# Material
## Start
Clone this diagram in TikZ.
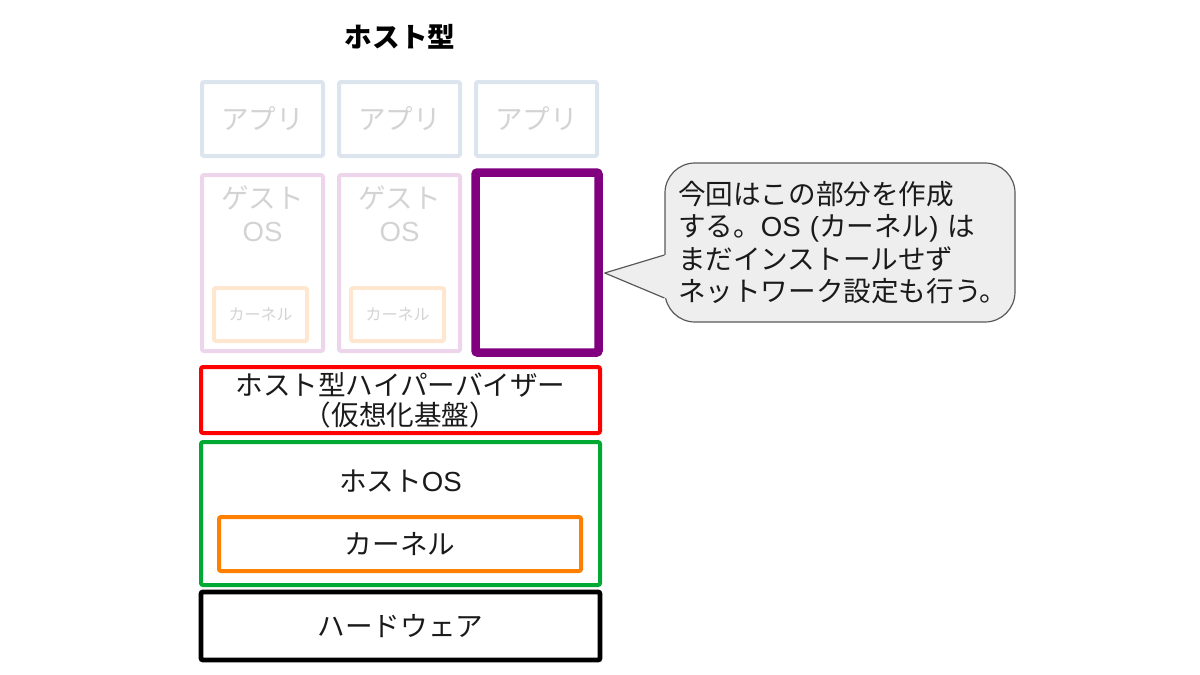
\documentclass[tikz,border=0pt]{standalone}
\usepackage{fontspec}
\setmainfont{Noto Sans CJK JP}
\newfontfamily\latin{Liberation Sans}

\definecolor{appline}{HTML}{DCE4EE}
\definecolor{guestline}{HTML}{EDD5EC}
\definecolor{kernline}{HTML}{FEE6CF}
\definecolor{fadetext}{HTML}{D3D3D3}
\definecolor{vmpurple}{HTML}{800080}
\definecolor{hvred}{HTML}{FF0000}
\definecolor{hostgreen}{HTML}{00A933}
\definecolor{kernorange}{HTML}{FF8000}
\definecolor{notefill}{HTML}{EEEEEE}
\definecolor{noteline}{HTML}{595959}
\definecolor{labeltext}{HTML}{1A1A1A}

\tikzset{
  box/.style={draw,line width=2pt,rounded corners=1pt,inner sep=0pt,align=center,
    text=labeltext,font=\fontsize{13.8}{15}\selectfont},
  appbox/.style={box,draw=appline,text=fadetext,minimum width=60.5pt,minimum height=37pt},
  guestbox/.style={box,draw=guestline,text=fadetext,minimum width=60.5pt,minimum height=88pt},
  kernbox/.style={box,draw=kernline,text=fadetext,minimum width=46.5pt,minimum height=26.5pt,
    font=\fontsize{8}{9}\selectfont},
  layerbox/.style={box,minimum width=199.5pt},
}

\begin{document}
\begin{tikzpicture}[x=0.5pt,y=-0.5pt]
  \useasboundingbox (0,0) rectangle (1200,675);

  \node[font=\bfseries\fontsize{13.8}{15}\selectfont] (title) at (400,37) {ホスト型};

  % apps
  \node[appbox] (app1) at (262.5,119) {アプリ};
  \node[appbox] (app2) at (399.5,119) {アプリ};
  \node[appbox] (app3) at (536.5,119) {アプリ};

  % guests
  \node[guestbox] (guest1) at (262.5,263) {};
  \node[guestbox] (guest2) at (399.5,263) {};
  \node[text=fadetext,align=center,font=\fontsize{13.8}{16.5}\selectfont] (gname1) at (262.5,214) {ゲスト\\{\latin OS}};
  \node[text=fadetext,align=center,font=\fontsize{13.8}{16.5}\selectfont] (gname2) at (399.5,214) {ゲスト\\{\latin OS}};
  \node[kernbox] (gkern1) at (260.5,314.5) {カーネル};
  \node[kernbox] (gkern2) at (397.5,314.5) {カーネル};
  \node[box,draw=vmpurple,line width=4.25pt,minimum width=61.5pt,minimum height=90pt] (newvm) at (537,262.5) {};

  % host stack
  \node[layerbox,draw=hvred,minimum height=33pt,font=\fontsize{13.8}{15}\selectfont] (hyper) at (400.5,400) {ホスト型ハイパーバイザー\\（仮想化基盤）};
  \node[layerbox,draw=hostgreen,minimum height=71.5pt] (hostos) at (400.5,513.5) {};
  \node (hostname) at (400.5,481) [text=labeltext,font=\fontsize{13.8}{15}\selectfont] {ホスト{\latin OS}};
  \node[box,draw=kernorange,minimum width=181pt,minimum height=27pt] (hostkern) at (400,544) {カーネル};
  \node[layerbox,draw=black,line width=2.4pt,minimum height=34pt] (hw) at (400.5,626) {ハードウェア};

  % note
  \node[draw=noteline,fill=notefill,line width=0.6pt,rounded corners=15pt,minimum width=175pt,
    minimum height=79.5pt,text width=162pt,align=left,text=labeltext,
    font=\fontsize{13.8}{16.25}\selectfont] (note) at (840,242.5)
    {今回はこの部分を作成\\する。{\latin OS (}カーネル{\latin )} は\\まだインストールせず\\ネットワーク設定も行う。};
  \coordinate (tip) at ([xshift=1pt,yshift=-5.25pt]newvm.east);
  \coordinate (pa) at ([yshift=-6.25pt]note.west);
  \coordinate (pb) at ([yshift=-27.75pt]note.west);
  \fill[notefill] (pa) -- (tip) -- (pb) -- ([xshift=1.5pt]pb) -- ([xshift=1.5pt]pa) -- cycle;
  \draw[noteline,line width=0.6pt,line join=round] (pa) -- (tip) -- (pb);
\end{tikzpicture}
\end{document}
## End
# To do
Output the lines above in full and exactly as given, omitting any pictures.

# Solved problem
Clone this diagram in TikZ.
\documentclass[tikz,border=0pt]{standalone}
\usepackage{fontspec}
\setmainfont{Noto Sans CJK JP}
\newfontfamily\latin{Liberation Sans}

\definecolor{appline}{HTML}{DCE4EE}
\definecolor{guestline}{HTML}{EDD5EC}
\definecolor{kernline}{HTML}{FEE6CF}
\definecolor{fadetext}{HTML}{D3D3D3}
\definecolor{vmpurple}{HTML}{800080}
\definecolor{hvred}{HTML}{FF0000}
\definecolor{hostgreen}{HTML}{00A933}
\definecolor{kernorange}{HTML}{FF8000}
\definecolor{notefill}{HTML}{EEEEEE}
\definecolor{noteline}{HTML}{595959}
\definecolor{labeltext}{HTML}{1A1A1A}

\tikzset{
  box/.style={draw,line width=2pt,rounded corners=1pt,inner sep=0pt,align=center,
    text=labeltext,font=\fontsize{13.8}{15}\selectfont},
  appbox/.style={box,draw=appline,text=fadetext,minimum width=60.5pt,minimum height=37pt},
  guestbox/.style={box,draw=guestline,text=fadetext,minimum width=60.5pt,minimum height=88pt},
  kernbox/.style={box,draw=kernline,text=fadetext,minimum width=46.5pt,minimum height=26.5pt,
    font=\fontsize{8}{9}\selectfont},
  layerbox/.style={box,minimum width=199.5pt},
}

\begin{document}
\begin{tikzpicture}[x=0.5pt,y=-0.5pt]
  \useasboundingbox (0,0) rectangle (1200,675);

  \node[font=\bfseries\fontsize{13.8}{15}\selectfont] (title) at (400,37) {ホスト型};

  % apps
  \node[appbox] (app1) at (262.5,119) {アプリ};
  \node[appbox] (app2) at (399.5,119) {アプリ};
  \node[appbox] (app3) at (536.5,119) {アプリ};

  % guests
  \node[guestbox] (guest1) at (262.5,263) {};
  \node[guestbox] (guest2) at (399.5,263) {};
  \node[text=fadetext,align=center,font=\fontsize{13.8}{16.5}\selectfont] (gname1) at (262.5,214) {ゲスト\\{\latin OS}};
  \node[text=fadetext,align=center,font=\fontsize{13.8}{16.5}\selectfont] (gname2) at (399.5,214) {ゲスト\\{\latin OS}};
  \node[kernbox] (gkern1) at (260.5,314.5) {カーネル};
  \node[kernbox] (gkern2) at (397.5,314.5) {カーネル};
  \node[box,draw=vmpurple,line width=4.25pt,minimum width=61.5pt,minimum height=90pt] (newvm) at (537,262.5) {};

  % host stack
  \node[layerbox,draw=hvred,minimum height=33pt,font=\fontsize{13.8}{15}\selectfont] (hyper) at (400.5,400) {ホスト型ハイパーバイザー\\（仮想化基盤）};
  \node[layerbox,draw=hostgreen,minimum height=71.5pt] (hostos) at (400.5,513.5) {};
  \node (hostname) at (400.5,481) [text=labeltext,font=\fontsize{13.8}{15}\selectfont] {ホスト{\latin OS}};
  \node[box,draw=kernorange,minimum width=181pt,minimum height=27pt] (hostkern) at (400,544) {カーネル};
  \node[layerbox,draw=black,line width=2.4pt,minimum height=34pt] (hw) at (400.5,626) {ハードウェア};

  % note
  \node[draw=noteline,fill=notefill,line width=0.6pt,rounded corners=15pt,minimum width=175pt,
    minimum height=79.5pt,text width=162pt,align=left,text=labeltext,
    font=\fontsize{13.8}{16.25}\selectfont] (note) at (840,242.5)
    {今回はこの部分を作成\\する。{\latin OS (}カーネル{\latin )} は\\まだインストールせず\\ネットワーク設定も行う。};
  \coordinate (tip) at ([xshift=1pt,yshift=-5.25pt]newvm.east);
  \coordinate (pa) at ([yshift=-6.25pt]note.west);
  \coordinate (pb) at ([yshift=-27.75pt]note.west);
  \fill[notefill] (pa) -- (tip) -- (pb) -- ([xshift=1.5pt]pb) -- ([xshift=1.5pt]pa) -- cycle;
  \draw[noteline,line width=0.6pt,line join=round] (pa) -- (tip) -- (pb);
\end{tikzpicture}
\end{document}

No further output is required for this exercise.